Data extract ::
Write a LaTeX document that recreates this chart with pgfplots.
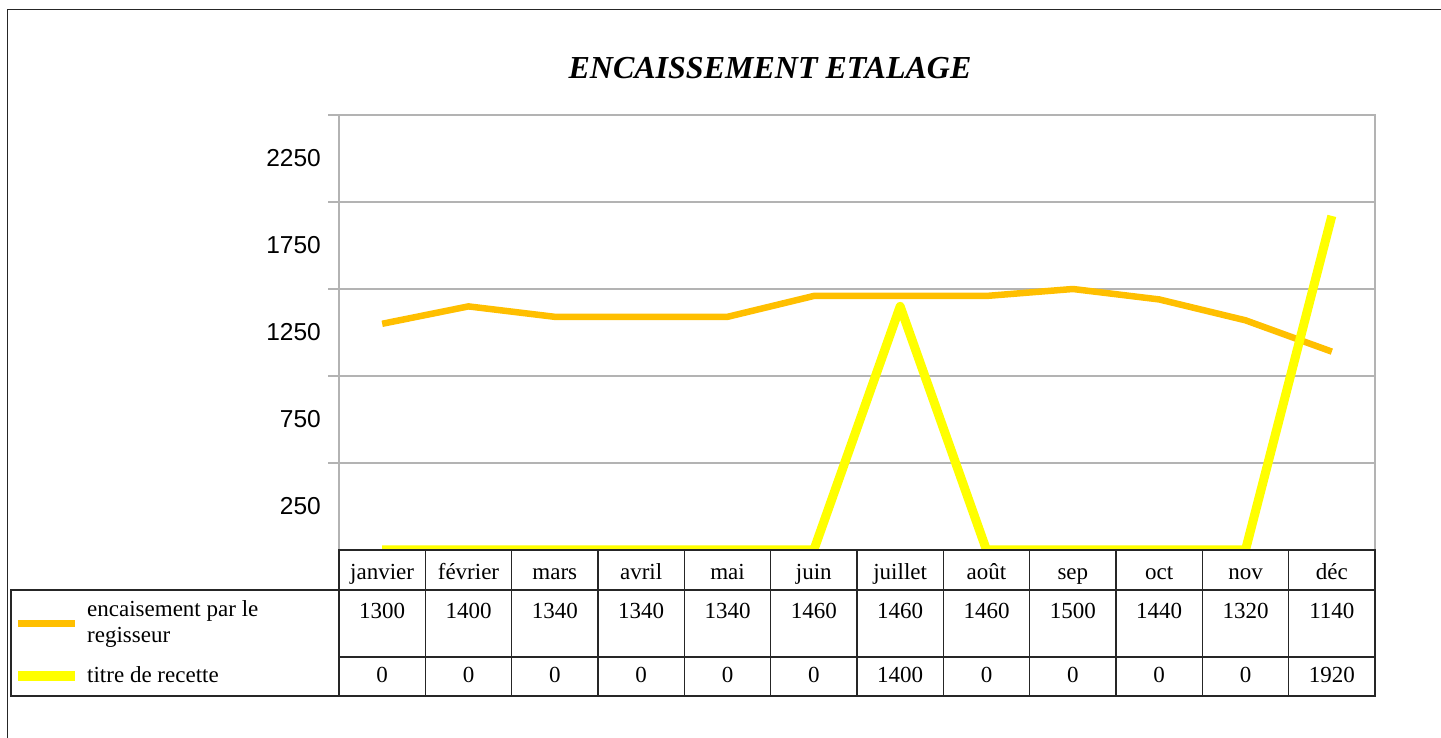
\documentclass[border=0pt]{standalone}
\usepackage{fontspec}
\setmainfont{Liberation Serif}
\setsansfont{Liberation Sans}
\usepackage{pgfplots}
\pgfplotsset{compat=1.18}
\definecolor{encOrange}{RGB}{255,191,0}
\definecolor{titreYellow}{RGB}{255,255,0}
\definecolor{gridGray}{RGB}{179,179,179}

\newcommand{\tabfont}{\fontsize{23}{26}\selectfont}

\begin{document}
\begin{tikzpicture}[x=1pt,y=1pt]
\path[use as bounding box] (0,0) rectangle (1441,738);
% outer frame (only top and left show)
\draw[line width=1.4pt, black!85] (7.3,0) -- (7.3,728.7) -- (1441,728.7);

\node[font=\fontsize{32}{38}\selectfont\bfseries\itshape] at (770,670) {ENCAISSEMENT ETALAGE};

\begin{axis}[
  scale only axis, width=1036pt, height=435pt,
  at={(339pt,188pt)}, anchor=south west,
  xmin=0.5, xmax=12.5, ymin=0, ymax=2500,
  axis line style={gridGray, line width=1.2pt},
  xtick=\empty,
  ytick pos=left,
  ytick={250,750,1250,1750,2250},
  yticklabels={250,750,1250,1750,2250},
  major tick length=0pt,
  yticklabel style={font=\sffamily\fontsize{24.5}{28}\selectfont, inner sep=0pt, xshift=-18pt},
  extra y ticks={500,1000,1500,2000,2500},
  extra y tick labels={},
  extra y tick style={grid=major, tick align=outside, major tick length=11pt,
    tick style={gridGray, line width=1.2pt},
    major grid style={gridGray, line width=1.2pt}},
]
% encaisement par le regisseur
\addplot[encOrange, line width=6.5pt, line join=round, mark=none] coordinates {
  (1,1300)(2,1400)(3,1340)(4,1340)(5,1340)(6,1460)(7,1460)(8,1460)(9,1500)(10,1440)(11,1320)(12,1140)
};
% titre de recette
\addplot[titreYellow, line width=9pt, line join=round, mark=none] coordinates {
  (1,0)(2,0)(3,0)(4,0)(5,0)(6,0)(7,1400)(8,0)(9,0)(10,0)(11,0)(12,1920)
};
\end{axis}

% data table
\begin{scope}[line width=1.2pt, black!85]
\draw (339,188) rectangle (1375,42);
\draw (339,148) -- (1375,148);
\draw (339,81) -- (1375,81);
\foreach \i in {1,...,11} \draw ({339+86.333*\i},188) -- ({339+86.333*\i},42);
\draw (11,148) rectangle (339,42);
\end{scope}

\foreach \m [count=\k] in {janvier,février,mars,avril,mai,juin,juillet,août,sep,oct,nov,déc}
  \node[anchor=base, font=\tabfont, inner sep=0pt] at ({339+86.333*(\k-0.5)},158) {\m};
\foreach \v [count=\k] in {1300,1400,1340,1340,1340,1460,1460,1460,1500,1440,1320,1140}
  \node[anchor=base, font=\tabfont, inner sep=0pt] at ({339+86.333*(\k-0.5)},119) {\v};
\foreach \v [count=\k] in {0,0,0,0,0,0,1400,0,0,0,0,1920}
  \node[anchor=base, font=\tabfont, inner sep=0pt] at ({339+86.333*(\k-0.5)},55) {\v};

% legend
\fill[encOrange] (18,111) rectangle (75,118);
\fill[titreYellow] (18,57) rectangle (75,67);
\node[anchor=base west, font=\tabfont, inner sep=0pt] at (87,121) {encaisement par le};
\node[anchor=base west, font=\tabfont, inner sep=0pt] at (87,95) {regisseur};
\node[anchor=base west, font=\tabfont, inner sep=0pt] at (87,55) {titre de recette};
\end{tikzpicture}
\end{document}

* * *

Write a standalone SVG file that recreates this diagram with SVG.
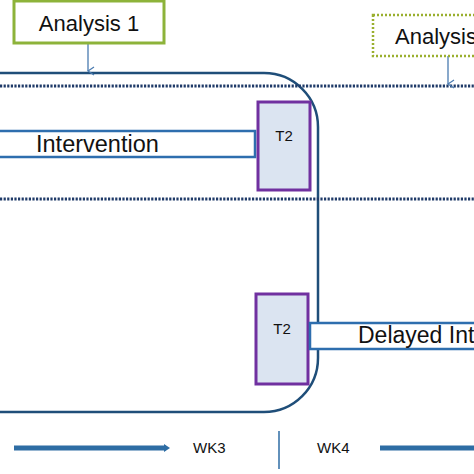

--

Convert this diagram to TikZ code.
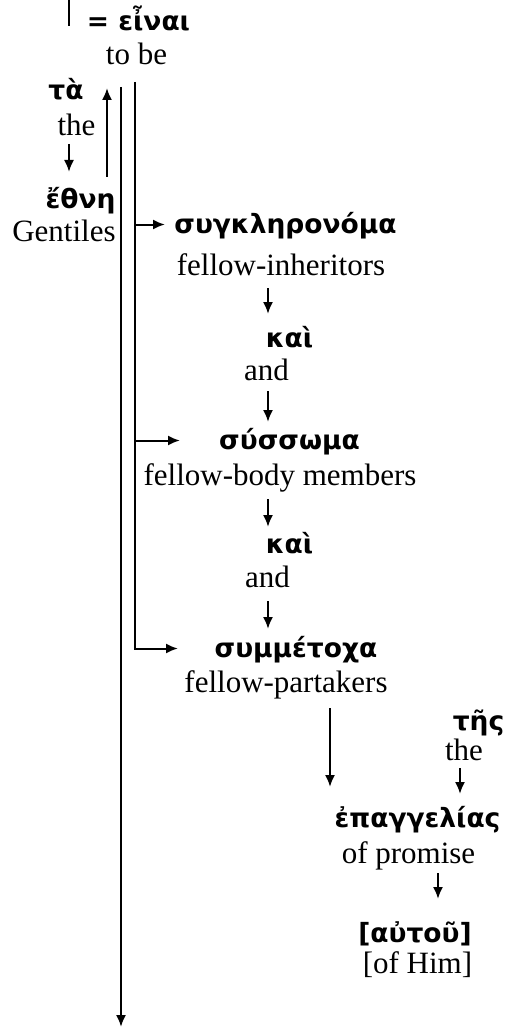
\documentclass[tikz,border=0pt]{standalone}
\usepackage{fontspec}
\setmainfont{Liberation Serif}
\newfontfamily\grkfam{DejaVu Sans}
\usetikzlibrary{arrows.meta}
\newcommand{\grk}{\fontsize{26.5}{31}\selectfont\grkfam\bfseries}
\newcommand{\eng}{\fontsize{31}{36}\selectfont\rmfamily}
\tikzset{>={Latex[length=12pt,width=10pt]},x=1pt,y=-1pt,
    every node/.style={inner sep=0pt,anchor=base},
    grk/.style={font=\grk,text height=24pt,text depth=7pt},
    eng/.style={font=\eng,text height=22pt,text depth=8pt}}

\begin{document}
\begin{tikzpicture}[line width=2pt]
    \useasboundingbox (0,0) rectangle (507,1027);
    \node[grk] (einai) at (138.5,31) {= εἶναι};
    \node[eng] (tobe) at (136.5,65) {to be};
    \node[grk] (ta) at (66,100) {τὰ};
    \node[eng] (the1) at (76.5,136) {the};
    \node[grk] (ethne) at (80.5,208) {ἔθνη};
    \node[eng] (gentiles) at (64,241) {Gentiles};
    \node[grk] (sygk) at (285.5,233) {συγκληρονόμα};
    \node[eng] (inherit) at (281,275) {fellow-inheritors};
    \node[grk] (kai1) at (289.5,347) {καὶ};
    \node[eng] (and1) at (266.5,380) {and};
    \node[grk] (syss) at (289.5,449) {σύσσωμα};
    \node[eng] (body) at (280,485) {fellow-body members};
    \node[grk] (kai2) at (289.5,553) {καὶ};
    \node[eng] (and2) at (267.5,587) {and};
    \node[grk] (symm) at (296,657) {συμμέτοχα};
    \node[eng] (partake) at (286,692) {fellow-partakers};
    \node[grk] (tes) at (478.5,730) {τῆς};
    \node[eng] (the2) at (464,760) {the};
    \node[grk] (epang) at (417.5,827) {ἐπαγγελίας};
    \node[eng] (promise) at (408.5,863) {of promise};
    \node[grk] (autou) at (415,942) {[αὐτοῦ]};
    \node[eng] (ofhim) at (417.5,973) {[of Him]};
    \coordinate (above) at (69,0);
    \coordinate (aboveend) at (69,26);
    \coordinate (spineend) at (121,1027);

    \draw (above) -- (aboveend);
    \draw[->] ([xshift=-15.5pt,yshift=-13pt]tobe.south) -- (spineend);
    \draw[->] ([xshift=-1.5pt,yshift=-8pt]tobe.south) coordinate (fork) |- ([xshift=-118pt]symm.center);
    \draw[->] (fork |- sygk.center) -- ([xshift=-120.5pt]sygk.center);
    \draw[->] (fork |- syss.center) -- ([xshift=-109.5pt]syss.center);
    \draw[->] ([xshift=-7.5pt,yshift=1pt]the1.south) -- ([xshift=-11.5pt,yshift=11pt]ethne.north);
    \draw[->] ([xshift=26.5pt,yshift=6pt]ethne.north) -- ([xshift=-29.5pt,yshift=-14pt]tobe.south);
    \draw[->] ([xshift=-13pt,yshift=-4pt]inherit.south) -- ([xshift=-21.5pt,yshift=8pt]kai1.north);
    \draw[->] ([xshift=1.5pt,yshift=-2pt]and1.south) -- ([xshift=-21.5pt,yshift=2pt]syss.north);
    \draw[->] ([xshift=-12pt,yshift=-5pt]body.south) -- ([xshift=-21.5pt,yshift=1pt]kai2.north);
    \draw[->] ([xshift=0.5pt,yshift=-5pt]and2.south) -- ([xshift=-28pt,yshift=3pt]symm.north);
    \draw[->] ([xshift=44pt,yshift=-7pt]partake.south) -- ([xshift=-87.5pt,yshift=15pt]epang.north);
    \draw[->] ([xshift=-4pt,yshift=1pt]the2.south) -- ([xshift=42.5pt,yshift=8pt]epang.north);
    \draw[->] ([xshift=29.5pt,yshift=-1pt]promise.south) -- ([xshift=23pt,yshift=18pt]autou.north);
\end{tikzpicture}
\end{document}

What needs to be done :: Begin with the line that contains "Convert this diagram to TikZ code.", end with the line that contains "(spineend) at (121,1027);", and set down every line in that range exactly as it stands, minus the pictures.

Answer for this exercise ::
Convert this diagram to TikZ code.
\documentclass[tikz,border=0pt]{standalone}
\usepackage{fontspec}
\setmainfont{Liberation Serif}
\newfontfamily\grkfam{DejaVu Sans}
\usetikzlibrary{arrows.meta}
\newcommand{\grk}{\fontsize{26.5}{31}\selectfont\grkfam\bfseries}
\newcommand{\eng}{\fontsize{31}{36}\selectfont\rmfamily}
\tikzset{>={Latex[length=12pt,width=10pt]},x=1pt,y=-1pt,
    every node/.style={inner sep=0pt,anchor=base},
    grk/.style={font=\grk,text height=24pt,text depth=7pt},
    eng/.style={font=\eng,text height=22pt,text depth=8pt}}

\begin{document}
\begin{tikzpicture}[line width=2pt]
    \useasboundingbox (0,0) rectangle (507,1027);
    \node[grk] (einai) at (138.5,31) {= εἶναι};
    \node[eng] (tobe) at (136.5,65) {to be};
    \node[grk] (ta) at (66,100) {τὰ};
    \node[eng] (the1) at (76.5,136) {the};
    \node[grk] (ethne) at (80.5,208) {ἔθνη};
    \node[eng] (gentiles) at (64,241) {Gentiles};
    \node[grk] (sygk) at (285.5,233) {συγκληρονόμα};
    \node[eng] (inherit) at (281,275) {fellow-inheritors};
    \node[grk] (kai1) at (289.5,347) {καὶ};
    \node[eng] (and1) at (266.5,380) {and};
    \node[grk] (syss) at (289.5,449) {σύσσωμα};
    \node[eng] (body) at (280,485) {fellow-body members};
    \node[grk] (kai2) at (289.5,553) {καὶ};
    \node[eng] (and2) at (267.5,587) {and};
    \node[grk] (symm) at (296,657) {συμμέτοχα};
    \node[eng] (partake) at (286,692) {fellow-partakers};
    \node[grk] (tes) at (478.5,730) {τῆς};
    \node[eng] (the2) at (464,760) {the};
    \node[grk] (epang) at (417.5,827) {ἐπαγγελίας};
    \node[eng] (promise) at (408.5,863) {of promise};
    \node[grk] (autou) at (415,942) {[αὐτοῦ]};
    \node[eng] (ofhim) at (417.5,973) {[of Him]};
    \coordinate (above) at (69,0);
    \coordinate (aboveend) at (69,26);
    \coordinate (spineend) at (121,1027);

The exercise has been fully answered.